[Part of a data file]

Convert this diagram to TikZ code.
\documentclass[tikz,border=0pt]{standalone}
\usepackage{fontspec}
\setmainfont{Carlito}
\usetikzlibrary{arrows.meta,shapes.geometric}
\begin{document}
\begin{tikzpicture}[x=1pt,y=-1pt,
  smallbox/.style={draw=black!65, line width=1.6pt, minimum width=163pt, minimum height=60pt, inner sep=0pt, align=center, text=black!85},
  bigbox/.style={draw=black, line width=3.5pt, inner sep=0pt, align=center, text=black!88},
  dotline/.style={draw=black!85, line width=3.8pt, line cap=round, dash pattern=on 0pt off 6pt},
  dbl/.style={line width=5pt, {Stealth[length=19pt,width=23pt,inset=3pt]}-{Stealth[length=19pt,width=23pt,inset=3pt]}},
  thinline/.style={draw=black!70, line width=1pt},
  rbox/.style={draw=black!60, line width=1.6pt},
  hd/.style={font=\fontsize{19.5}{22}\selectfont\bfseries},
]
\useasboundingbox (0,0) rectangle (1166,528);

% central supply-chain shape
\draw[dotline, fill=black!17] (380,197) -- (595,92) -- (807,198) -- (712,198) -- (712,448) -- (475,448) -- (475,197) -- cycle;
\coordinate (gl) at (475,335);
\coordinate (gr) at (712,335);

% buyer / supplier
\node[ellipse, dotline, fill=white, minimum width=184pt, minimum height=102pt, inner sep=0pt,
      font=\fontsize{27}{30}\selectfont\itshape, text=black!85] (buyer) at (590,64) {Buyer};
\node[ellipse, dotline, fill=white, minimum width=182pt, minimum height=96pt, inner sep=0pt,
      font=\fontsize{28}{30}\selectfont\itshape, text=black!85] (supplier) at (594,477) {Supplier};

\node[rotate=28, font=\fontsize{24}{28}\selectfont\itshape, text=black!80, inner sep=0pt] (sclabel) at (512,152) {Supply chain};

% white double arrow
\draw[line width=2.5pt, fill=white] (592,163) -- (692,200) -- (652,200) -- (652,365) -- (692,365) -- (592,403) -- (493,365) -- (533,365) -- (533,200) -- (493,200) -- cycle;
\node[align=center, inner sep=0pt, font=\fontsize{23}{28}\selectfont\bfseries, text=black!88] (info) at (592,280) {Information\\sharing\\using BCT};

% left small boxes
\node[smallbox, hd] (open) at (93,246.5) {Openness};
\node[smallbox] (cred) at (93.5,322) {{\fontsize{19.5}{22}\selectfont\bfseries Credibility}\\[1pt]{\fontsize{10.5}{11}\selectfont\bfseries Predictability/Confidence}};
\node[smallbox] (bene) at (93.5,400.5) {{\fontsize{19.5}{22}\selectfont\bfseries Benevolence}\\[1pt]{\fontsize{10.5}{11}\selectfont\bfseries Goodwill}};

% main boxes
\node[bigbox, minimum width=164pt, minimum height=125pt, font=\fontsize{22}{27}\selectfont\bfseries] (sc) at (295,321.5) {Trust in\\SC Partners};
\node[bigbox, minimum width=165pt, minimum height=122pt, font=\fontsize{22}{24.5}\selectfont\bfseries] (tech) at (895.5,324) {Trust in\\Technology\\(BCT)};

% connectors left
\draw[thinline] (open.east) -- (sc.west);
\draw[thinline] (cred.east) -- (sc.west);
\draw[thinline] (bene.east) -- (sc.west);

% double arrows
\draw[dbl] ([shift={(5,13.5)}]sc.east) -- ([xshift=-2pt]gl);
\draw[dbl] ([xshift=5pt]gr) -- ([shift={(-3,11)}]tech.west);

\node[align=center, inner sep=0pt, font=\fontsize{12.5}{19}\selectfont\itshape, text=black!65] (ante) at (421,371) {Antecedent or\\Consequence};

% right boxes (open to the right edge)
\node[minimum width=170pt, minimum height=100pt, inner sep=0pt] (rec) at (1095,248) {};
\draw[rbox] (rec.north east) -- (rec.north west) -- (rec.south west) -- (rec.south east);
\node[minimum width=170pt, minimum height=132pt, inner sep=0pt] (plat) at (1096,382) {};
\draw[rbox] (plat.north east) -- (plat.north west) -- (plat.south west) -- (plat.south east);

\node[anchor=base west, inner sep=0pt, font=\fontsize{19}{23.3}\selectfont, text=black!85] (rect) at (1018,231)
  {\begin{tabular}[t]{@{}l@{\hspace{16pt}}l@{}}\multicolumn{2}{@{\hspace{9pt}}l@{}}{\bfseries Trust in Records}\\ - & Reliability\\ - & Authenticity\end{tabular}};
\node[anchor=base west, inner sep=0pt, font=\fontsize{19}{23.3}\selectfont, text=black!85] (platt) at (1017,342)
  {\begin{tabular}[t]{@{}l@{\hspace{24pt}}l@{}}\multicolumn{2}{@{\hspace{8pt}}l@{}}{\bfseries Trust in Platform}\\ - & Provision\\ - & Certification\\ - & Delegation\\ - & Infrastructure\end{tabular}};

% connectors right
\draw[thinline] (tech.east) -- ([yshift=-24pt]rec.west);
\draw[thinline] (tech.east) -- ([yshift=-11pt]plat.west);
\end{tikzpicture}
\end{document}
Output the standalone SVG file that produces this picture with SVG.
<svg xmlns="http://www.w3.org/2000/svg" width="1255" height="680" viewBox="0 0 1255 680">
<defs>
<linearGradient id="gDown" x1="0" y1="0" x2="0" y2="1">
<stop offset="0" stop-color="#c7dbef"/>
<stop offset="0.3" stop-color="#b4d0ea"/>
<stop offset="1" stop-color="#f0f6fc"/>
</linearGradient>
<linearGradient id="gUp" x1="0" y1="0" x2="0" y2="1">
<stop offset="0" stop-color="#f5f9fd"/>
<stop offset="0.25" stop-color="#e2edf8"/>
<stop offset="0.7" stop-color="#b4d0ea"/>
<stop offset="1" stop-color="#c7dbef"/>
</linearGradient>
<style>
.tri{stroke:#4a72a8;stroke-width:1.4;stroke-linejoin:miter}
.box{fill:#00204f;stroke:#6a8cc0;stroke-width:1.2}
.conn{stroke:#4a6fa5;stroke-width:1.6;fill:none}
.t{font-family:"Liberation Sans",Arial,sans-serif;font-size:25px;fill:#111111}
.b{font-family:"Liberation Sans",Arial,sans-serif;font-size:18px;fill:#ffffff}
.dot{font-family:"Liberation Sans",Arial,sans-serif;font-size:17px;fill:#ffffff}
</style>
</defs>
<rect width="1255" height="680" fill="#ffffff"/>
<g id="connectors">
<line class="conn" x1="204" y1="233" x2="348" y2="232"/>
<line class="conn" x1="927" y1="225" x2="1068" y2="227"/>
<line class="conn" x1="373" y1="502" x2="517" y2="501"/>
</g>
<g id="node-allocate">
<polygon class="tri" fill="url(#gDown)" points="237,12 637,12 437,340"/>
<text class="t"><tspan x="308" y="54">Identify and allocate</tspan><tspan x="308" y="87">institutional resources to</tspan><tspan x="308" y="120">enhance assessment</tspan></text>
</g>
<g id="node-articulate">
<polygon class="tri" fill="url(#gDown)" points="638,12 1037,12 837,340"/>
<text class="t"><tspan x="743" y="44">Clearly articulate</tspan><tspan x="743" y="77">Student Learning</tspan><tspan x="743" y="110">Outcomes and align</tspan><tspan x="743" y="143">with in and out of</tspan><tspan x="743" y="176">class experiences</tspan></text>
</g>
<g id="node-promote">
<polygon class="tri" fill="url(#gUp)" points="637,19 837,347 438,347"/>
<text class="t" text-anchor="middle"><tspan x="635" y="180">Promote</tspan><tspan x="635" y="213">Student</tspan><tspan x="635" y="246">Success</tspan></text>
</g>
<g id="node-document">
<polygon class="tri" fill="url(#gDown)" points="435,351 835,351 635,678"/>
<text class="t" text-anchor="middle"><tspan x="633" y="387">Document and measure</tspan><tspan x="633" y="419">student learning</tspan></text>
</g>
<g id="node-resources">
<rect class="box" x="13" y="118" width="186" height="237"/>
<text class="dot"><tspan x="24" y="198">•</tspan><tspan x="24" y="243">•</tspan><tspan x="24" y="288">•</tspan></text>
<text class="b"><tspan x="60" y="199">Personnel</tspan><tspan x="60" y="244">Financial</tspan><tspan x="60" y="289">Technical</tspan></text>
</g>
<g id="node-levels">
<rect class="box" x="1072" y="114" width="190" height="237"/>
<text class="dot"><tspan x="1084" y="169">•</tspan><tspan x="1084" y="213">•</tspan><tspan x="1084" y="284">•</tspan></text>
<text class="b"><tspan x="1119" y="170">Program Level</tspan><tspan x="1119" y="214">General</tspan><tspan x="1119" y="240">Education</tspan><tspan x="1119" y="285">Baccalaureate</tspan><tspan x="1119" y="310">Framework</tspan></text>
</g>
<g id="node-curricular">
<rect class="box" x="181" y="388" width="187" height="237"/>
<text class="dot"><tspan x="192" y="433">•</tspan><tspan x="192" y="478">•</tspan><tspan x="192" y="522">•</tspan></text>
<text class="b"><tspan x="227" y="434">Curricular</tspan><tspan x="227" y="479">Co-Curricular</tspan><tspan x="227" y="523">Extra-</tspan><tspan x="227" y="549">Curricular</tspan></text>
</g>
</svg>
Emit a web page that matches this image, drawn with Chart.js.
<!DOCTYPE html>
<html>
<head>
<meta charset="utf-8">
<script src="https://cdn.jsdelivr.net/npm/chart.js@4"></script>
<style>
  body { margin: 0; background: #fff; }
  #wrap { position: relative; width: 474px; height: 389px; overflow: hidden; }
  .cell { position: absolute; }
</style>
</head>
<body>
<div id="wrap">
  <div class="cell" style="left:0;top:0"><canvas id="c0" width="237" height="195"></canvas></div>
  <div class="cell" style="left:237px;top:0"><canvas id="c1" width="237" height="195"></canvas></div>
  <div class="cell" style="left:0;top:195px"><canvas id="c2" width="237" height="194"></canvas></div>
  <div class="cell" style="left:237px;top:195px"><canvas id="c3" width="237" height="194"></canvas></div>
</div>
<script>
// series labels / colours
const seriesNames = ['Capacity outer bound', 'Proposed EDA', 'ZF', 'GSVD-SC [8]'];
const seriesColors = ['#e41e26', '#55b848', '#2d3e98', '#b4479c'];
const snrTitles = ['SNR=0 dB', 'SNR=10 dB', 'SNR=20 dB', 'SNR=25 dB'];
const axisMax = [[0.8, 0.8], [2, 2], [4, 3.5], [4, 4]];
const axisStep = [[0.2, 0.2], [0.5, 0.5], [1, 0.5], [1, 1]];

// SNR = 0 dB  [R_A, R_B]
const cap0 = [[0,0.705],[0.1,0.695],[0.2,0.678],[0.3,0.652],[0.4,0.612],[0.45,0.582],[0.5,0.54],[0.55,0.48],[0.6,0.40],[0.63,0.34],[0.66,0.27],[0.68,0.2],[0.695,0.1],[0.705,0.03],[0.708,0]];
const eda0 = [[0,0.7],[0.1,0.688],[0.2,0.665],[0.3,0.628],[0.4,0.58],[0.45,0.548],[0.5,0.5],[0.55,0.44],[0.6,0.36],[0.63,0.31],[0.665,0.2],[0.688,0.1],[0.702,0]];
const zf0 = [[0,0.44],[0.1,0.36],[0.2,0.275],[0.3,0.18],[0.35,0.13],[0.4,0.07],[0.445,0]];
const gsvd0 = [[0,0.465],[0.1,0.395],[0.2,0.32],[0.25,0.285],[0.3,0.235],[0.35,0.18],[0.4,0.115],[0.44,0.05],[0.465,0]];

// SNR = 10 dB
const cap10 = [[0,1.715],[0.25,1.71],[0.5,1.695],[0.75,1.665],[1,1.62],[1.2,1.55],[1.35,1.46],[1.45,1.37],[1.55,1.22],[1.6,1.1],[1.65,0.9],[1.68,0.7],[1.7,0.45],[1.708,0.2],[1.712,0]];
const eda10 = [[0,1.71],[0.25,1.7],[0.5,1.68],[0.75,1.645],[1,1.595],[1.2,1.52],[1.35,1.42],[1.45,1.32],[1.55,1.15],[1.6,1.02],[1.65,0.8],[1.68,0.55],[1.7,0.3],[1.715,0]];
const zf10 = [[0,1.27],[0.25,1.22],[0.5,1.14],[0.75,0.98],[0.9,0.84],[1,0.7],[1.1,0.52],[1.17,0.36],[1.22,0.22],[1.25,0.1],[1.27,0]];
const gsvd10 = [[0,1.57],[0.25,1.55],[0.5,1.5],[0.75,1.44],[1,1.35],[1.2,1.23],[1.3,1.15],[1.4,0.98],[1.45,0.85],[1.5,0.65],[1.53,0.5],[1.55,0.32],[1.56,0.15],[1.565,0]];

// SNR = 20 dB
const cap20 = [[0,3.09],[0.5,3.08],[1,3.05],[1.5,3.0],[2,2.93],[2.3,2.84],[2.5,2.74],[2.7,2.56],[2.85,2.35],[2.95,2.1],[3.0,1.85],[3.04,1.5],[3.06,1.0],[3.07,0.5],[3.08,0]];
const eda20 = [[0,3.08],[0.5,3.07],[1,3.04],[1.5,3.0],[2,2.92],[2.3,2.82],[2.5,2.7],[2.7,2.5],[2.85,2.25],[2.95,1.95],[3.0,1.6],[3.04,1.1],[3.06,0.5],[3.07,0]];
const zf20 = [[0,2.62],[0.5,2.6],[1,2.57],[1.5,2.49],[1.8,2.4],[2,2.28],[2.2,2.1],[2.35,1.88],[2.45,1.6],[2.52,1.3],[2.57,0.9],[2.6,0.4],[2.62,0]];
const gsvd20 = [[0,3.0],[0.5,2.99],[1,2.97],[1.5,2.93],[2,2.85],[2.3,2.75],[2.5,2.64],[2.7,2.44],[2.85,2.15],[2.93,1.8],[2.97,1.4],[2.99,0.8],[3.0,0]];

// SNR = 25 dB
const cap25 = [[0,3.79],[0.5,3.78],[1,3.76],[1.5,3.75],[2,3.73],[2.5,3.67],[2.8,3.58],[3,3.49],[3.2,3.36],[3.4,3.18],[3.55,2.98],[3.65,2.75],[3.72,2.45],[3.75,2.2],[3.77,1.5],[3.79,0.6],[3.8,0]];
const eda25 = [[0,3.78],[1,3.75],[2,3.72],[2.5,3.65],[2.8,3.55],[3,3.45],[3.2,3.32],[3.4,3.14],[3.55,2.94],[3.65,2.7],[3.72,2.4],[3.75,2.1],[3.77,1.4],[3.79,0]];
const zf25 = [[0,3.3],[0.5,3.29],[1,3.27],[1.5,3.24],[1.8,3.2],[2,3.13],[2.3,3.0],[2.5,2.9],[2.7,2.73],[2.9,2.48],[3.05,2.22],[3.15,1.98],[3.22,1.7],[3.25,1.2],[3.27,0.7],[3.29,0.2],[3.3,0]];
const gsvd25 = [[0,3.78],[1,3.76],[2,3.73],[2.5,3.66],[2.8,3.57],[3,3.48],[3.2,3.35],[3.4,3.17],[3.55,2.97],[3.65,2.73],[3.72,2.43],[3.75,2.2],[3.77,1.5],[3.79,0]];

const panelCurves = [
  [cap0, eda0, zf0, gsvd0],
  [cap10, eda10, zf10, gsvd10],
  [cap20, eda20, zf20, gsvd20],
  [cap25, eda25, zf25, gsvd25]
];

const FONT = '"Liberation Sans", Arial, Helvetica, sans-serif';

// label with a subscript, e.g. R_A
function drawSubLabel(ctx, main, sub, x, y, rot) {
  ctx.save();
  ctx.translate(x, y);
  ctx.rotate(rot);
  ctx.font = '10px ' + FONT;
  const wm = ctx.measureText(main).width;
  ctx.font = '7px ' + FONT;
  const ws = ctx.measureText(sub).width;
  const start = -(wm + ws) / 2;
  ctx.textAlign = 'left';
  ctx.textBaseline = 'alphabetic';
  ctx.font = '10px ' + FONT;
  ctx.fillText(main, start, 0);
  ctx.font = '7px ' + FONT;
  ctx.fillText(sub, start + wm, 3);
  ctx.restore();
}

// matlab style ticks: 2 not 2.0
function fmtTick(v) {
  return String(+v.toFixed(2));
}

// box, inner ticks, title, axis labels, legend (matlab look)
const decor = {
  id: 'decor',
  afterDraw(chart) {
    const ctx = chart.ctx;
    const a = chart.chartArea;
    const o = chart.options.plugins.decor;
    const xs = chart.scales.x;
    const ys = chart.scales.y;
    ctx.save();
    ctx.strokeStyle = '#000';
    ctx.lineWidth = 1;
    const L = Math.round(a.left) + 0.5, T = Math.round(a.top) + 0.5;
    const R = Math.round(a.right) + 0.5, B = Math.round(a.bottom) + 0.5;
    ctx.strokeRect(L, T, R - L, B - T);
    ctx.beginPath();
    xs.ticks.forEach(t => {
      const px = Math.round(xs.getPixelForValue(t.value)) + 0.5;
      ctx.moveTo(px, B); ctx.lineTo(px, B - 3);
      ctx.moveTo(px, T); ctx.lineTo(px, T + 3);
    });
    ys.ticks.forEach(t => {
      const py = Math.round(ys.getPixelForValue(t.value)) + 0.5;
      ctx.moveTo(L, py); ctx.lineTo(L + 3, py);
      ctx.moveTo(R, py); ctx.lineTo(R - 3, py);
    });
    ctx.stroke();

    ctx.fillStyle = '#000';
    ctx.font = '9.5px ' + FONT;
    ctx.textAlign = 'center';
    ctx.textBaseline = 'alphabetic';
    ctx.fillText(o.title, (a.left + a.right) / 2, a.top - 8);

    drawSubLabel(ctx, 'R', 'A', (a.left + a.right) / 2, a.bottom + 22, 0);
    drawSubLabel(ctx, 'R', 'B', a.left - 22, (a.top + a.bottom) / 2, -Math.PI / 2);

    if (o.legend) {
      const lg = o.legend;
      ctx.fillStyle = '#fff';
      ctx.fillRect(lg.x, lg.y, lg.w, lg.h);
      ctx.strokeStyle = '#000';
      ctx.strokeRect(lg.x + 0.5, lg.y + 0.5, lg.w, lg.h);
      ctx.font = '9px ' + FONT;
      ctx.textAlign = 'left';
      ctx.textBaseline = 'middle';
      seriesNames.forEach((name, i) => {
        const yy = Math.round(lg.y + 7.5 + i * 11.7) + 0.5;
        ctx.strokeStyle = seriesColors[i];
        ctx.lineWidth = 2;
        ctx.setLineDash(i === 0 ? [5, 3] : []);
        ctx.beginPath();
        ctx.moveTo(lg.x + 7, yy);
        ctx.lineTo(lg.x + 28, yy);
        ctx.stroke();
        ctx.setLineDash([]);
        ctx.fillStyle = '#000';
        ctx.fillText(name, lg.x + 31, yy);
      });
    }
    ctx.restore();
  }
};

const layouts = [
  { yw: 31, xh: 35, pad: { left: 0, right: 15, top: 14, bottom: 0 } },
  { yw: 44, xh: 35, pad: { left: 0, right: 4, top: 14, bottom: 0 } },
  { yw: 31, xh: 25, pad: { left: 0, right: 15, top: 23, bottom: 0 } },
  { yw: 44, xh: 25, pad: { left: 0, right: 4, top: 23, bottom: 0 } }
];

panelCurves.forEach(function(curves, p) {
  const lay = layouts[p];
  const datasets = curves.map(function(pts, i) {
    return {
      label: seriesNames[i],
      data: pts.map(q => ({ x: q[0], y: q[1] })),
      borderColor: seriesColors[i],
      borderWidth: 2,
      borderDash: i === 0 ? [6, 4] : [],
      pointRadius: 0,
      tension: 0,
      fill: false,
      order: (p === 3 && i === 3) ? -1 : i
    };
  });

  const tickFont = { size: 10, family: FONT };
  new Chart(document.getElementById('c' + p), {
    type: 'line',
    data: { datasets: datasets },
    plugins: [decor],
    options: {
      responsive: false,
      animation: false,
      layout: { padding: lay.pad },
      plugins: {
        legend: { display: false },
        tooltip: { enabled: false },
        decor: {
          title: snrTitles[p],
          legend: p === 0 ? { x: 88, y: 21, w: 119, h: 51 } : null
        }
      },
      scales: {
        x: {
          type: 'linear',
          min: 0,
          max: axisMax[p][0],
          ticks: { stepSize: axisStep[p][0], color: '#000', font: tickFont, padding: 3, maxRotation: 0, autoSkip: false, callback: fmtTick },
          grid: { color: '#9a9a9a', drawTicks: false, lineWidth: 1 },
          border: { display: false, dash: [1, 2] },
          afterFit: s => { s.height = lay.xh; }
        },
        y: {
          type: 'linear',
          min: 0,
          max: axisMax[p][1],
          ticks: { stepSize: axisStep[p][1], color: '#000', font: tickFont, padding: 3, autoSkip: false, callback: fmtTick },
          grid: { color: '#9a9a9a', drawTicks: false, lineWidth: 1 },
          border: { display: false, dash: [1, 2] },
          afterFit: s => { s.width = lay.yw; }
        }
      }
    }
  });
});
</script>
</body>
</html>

Aim of the exercise: Search the entries for the word "standalone", then gather every line that has it.

Solution to this problem:
\documentclass[tikz,border=0pt]{standalone}
Output the standalone SVG file that produces this picture with SVG.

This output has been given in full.